Mammoth Cave National Park

Mammoth Cave National Park

Mammoth Cave: “A Grand, Gloomy and Peculiar Place”

October 15, 2010, 9:27 am

Mammoth Cave is the longest cave in the world and one of the first tourist attractions in America. The cave boasts an incredible 390 miles of explored and mapped passageways, though geologists estimate there could be more than 600 miles in all. Early guide Stephen Bishop called the cave a "grand, gloomy and peculiar place," but its vast chambers and complex labyrinths have earned its name—Mammoth.

Located in the hilly country of south-central Kentucky, Mammoth Cave National Park preserves the cave system and a part of the Green River valley. Since it became a national park in 1941, millions of visitors have journeyed to the park, drawn by the dark frontier of Mammoth Cave.

In Mammoth's vast subterranean world, there are giant vertical shafts, from the towering 192-foot-high Mammoth Dome to the 105-foot-deep Bottomless Pit. Some passages and rooms are decorated with sparkling white gypsum crystals, while others are filled with the colorful, sculpted shapes of stalactites, stalagmites and other cave formations. Underground rivers, including Echo River and the River Styx, flow through Mammoth's deepest chambers.

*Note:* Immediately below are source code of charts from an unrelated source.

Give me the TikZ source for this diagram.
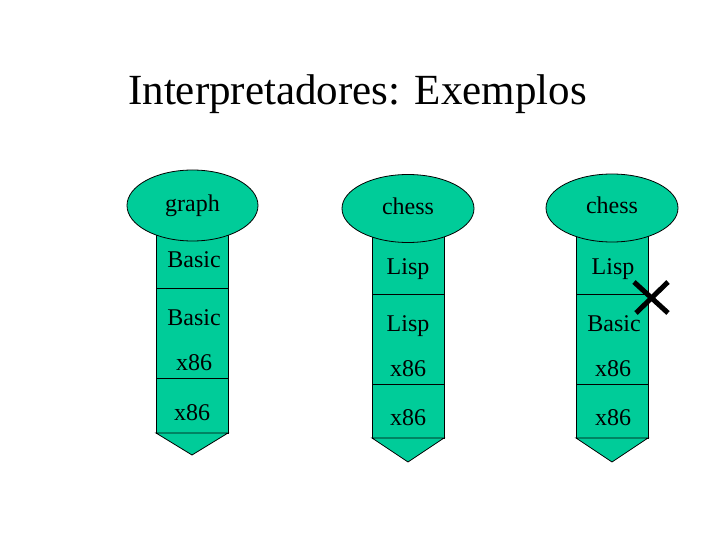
\documentclass[tikz,border=0pt]{standalone}
\usepackage{fontspec}
\setmainfont{Liberation Serif}
\usepackage{tikz}
\usetikzlibrary{shapes.geometric}
\definecolor{lang}{RGB}{0,204,153}
\tikzset{
  >=latex,
}
\tikzstyle{body}=[draw=black,fill=lang,line width=0.8pt]
\tikzstyle{head}=[ellipse,draw=black,fill=lang,line width=0.8pt,inner sep=0pt,
  minimum width=132pt,minimum height=68pt,text height=16pt,text depth=4pt]
\tikzstyle{every node}=[font=\fontsize{24}{28}\selectfont]
\tikzstyle{tag}=[inner sep=0pt,text height=16pt,text depth=0pt]
\tikzstyle{cross}=[line width=5pt]

\begin{document}
\begin{tikzpicture}[x=1pt,y=-1pt]
    \useasboundingbox (0,0) rectangle (720,540);
    \node[font=\fontsize{43}{50}\selectfont,anchor=west,inner sep=0pt,text height=28pt,text depth=0pt] (title) at (128,91) {Interpretadores: Exemplos};
    % graph / Basic / x86
    \draw[body] (156,205) rectangle (228,433);
    \draw[body] (156,433) -- (192,455) -- (228,433) -- cycle;
    \draw[thin] (156,288) -- (228,288);
    \draw[thin] (156,378) -- (228,378);
    \node[head,minimum height=71pt,minimum width=131pt] (g) at (192.5,205.5) {graph};
    \node[tag] (b1) at (194,259) {Basic};
    \node[tag] (b2) at (194,317) {Basic};
    \node[tag] (m1) at (194,362) {x86};
    \node[tag] (m2) at (192,412) {x86};
    % chess / Lisp / x86
    \draw[body] (372,208) rectangle (444,438);
    \draw[body] (372,438) -- (408,462) -- (444,438) -- cycle;
    \draw[thin] (372,294) -- (444,294);
    \draw[thin] (372,384) -- (444,384);
    \node[head] (c) at (408,208.5) {chess};
    \node[tag] (l1) at (408,266) {Lisp};
    \node[tag] (l2) at (408,323) {Lisp};
    \node[tag] (n1) at (408,368) {x86};
    \node[tag] (n2) at (408,417) {x86};
    % chess / Lisp / Basic / x86
    \draw[body] (576,208) rectangle (648,438);
    \draw[body] (576,438) -- (612,462) -- (648,438) -- cycle;
    \draw[thin] (576,294) -- (648,294);
    \draw[thin] (576,384) -- (648,384);
    \node[head] (d) at (612,208) {chess};
    \node[tag] (k1) at (613,266) {Lisp};
    \node[tag] (k2) at (614,323) {Basic};
    \node[tag] (p1) at (613,368) {x86};
    \node[tag] (p2) at (613,417) {x86};
    \draw[cross] (634,282) -- (668,313);
    \draw[cross] (636,313) -- (668,282);
\end{tikzpicture}
\end{document}
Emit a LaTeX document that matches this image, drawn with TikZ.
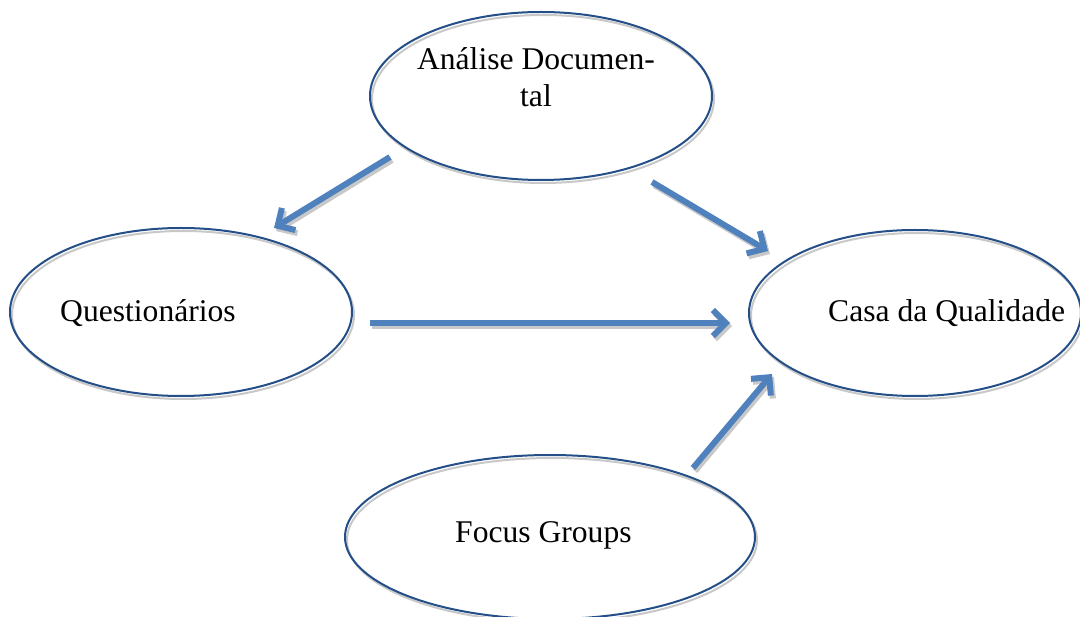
\documentclass[tikz,border=0pt]{standalone}
\usepackage{fontspec}
\setmainfont{Liberation Serif}
\usetikzlibrary{shapes.geometric,arrows.meta}

\definecolor{rimblue}{RGB}{35,78,135}
\definecolor{arrowblue}{RGB}{79,129,189}
\definecolor{shadowgrey}{RGB}{200,200,200}

\tikzset{
  bubble/.style={ellipse, draw=rimblue, line width=2pt, inner sep=0pt,
    preaction={draw=shadowgrey, line width=2pt,
      transform canvas={shift={(2pt,-3pt)}}}},
  label text/.style={font=\fontsize{31.6}{37}\selectfont, inner sep=0pt},
  flow/.style={draw=arrowblue, line width=6pt,
    -{Straight Barb[length=13pt,width=26pt]},
    preaction={draw=shadowgrey, line width=6pt,
      -{Straight Barb[length=13pt,width=26pt]},
      transform canvas={shift={(2pt,-3pt)}}}}
}

\begin{document}
\begin{tikzpicture}[x=1pt,y=-1pt]
  \useasboundingbox (0,0) rectangle (1080,617);
  \clip (0,0) rectangle (1080,617);

  % the four sources/targets
  \node[bubble, minimum width=342pt, minimum height=168pt] (doc)  at (541,96)  {};
  \node[bubble, minimum width=342pt, minimum height=168pt] (quest) at (181,312) {};
  \node[bubble, minimum width=332pt, minimum height=166pt] (casa) at (915,313) {};
  \node[bubble, minimum width=410pt, minimum height=164pt] (focus) at (550,537) {};

  % their labels (base of a two-line node is the last line)
  \node[label text, align=center, anchor=base] (doctext) at (536,107) {Análise Documen-\\tal};
  \node[label text, anchor=base west] (questtext) at (60,322) {Questionários};
  \node[label text, anchor=base west] (casatext) at (828,322) {Casa da Qualidade};
  \node[label text, anchor=base west] (focustext) at (455,543) {Focus Groups};

  % arrow ends
  \coordinate (dq1) at (390,157);  \coordinate (dq2) at (274,228);
  \coordinate (dc1) at (652,182);  \coordinate (dc2) at (768,251);
  \coordinate (qc1) at (370,323);  \coordinate (qc2) at (730,323);
  \coordinate (fc1) at (693,468);  \coordinate (fc2) at (772,374);

  \draw[flow] (dq1) -- (dq2);
  \draw[flow] (dc1) -- (dc2);
  \draw[flow] (qc1) -- (qc2);
  \draw[flow] (fc1) -- (fc2);
\end{tikzpicture}
\end{document}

And in the cave's absolute blackness dwell many rare and unusual animals, including eyeless fish, ghostly white spiders and blind beetles.

Cave tours are available throughout the year for everyone—young and old—regardless of physical ability. They range from 1.5-hour strolls to six-hour adventures. For the most up-to-date cave tour schedules, visit Detailed cave tour brochures are also available.

While most visitors to Mammoth Cave National Park come to view its subterranean wonders, its surface beauty should not be overlooked. Aboveground, Mammoth offers 53,000 acres of scenic parkland perfect for hiking, fishing, paddling and wildlife viewing. Buried within a thriving second-growth woodland forest, you'll find extraordinary and unusual ecosystems in the bowl-shaped sinkholes, hemlock groves, and wetlands scattered throughout the park. Be sure to set aside time to canoe down the beautiful Green River, hike on the rugged North Side, bike on backcountry trails or camp under the stars.

Or, explore the Big Woods—a 300-acre old-growth forest—with massive trees that are over 100 feet tall. Keep your eyes out for common woodland creatures like deer, raccoon, opossum, gray squirrel, rabbit, woodchuck, muskrat, beaver, red fox, coyote, owls and wild turkey, but be careful not to disturb some of Mammoth Cave's most precious endangered animals that include the Kentucky Cave Shrimp, the Indiana Brown Bat, and seven species of freshwater mussels.

Along with its stunning natural splendor, the Mammoth Cave area boasts a rich and colorful history. This human tale began 2,000 to 4,000 years ago. It's a fascinating story that features ancient miners, pre-historic mummies, saltpeter mines, the first underground tuberculosis hospital in history, trapped cavers, clever guides, the birth of modern tourism and the creation of America's 26th national park.